Collaborative Process
Private / Efficient / Less Expensive Than Litigation
You and your spouse meet with a team of specially trained divorce professionals: attorneys, a neutral financial professional, and mental health professionals who function as divorce coaches, child specialists, or case coordinators.
The Team works together to gather information necessary to make decisions regarding your settlement. Decisions are made during team meetings. At the end of the process, the attorneys draft the separation agreement and finalize the divorce without having to go to court.
Kitchen Table
Inexpensive / Private / Reasonably Fast
Couples that communicate well can often work out a mutually convenient parenting plan for their children, make lists of their assets and debts, and determine how to divide them fairly. Sometimes, they will draw up a simple separation agreement. This is called the “kitchen table” approach. It is inexpensive, private, and can take a relatively short amount of time.
The kitchen table approach does not work well if you and your spouse have a relationship where historically only one party has controlled and understands the finances, where one spouse is financially dependent upon the other for support, or where there has been physical, emotional, or financial abuse.
By choosing to do it yourselves, there is a risk you may miss something. The legal and financial issues that arise in a divorce are often much more complex than people initially realize. This can make an inexpensive kitchen table divorce more expensive in the long run in missed or mishandled assets, or increased conflict between you and your ex-spouse because you forgot to address certain issues in your parenting plan.
Mediation
Private / Shared Costs / Control Over Timeline
In mediation, you and your spouse meet with a neutral third party whose job is to facilitate a settlement negotiation. You may, but do not need to, have a lawyer present with you during mediation.

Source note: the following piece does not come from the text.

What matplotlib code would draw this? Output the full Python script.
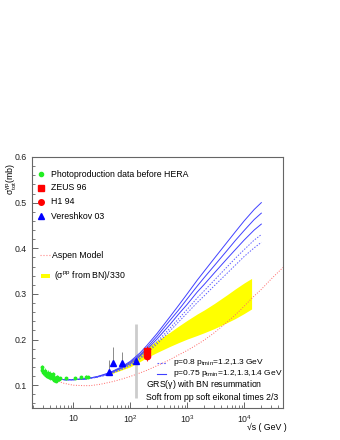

The mediation process is similar to the collaborative process in that the mediator gathers financial information from you and your spouse and then helps you fairly divide assets and liabilities, plan for child and spousal support, and devise a parenting agreement in the best interest of your children. Mediation is private. Participants typically share the cost of the mediator’s fee. The process proceeds based on a schedule that the parties determine.
In North Carolina, mediators cannot draft a legally binding separation agreement. Instead, the mediator provides the parties with a written summary of their agreements. The parties then can take the summary to an attorney, who will review it for completeness and draft the separation agreement.
Lawyer Led Negotiations
Private / Potentially Time Consuming
This is essentially a delegated approach. One or both spouses will hire attorneys to negotiate the terms of a separation agreement and parenting plan. Although the spouses are involved in making decisions with their lawyers, they do not typically communicate with each other except through their lawyers.

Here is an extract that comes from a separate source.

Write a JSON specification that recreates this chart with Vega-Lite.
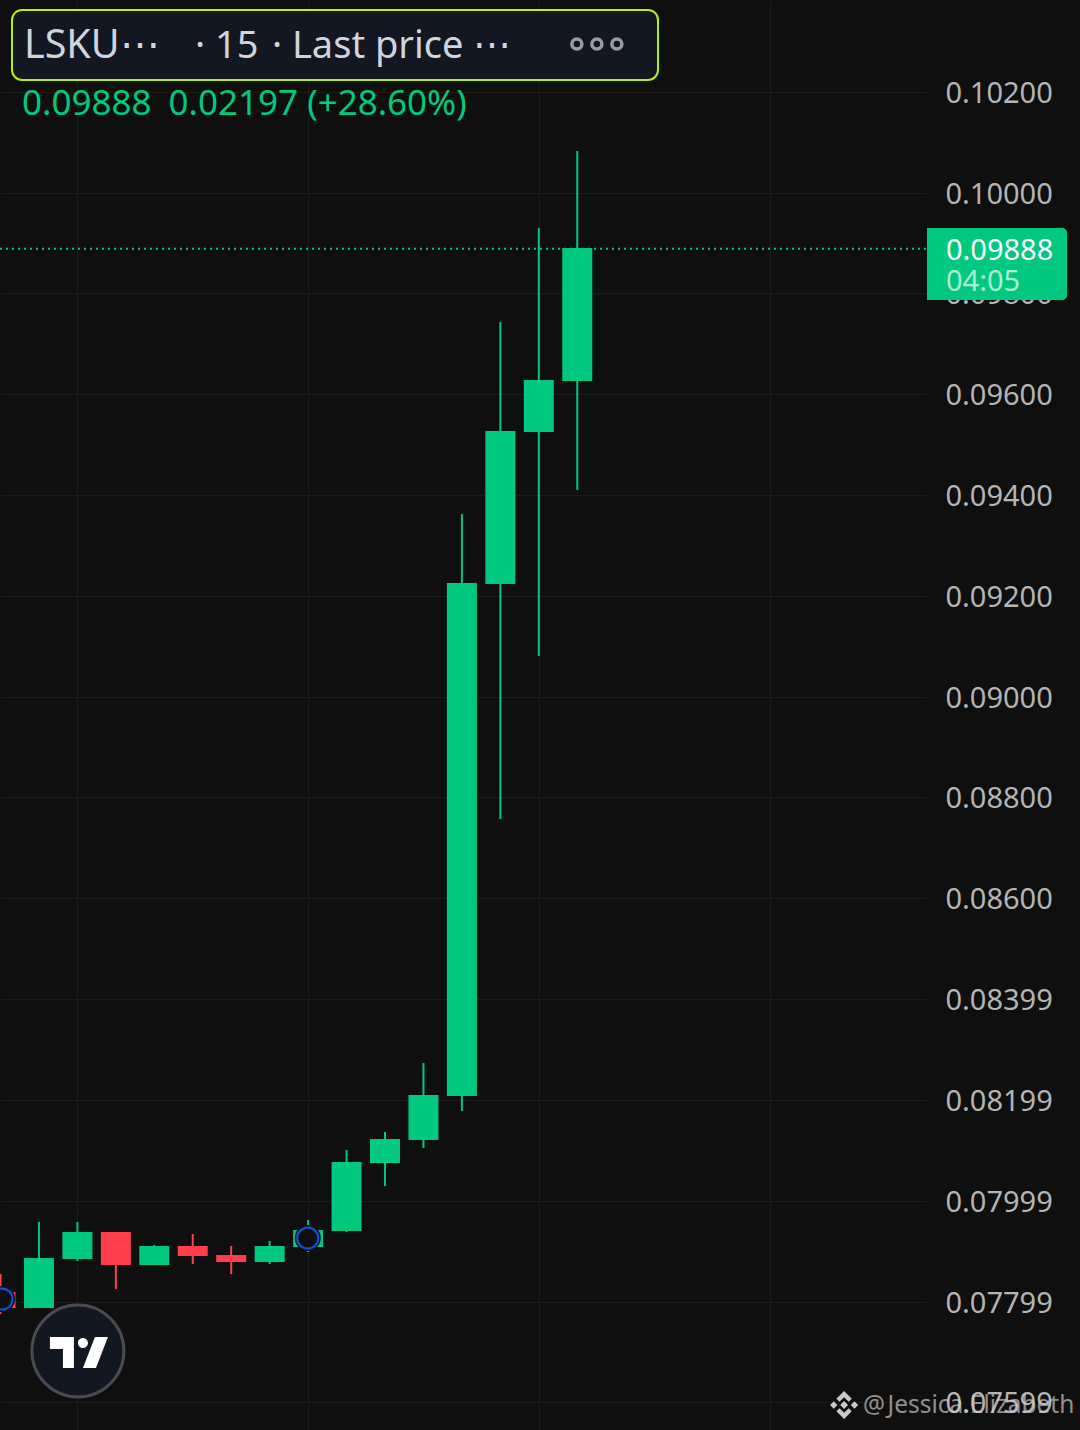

The attorneys make and exchange proposals that favor their client only. Many attorneys will threaten litigation as a means of obtaining concessions from the other side.

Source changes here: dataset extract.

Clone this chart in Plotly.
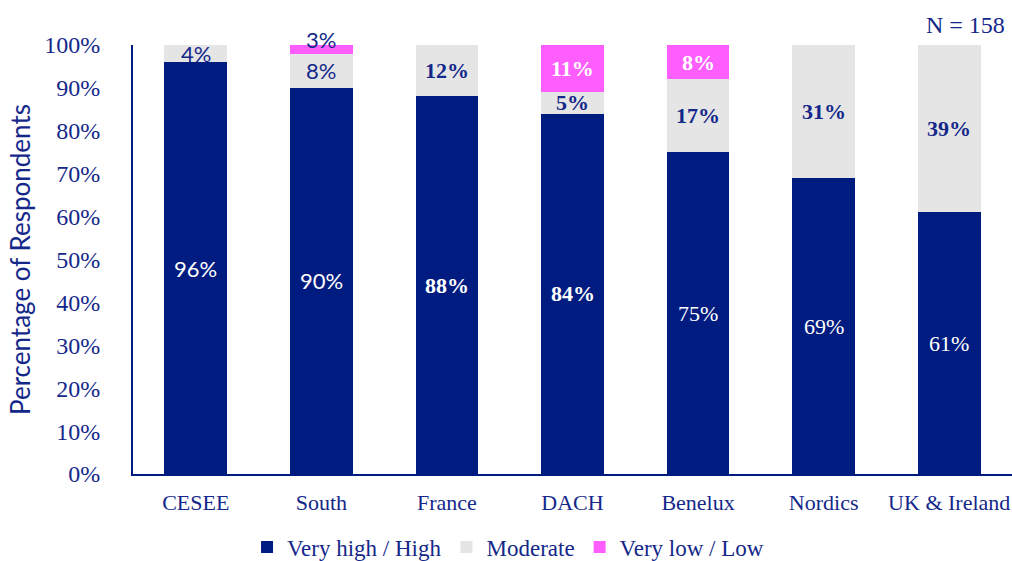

Success is dependent upon the personalities and skills of the lawyers and the willingness of both spouses to make concessions. The process is private but can be expensive and time-consuming depending on the personalities involved.
Litigation
Complex / Expensive / Prone to Delays
If you and your spouse are unable to negotiate an agreement using one of the other processes, then you may need a family court judge to make decisions for you.
Litigation, by nature, is an adversarial process, and a courtroom can feel like a very hostile place. Documents filed in court and matters occurring during hearings and trial are public. A decision that a judge makes is based upon the evidence admitted during a hearing or trial, the arguments of the parties or their lawyers, and the applicable law, as set forth in the North Carolina General Statutes and decisions of the appellate courts.
There are specific rules and procedures that all litigants must follow. These rules and procedures are complex, and for this reason, you will likely need an attorney to represent you. Attorney fees in litigation can run in the tens of thousands of dollars. Because of backlogs in the court system, it is not uncommon for there to be delays of months or years before your case will be resolved.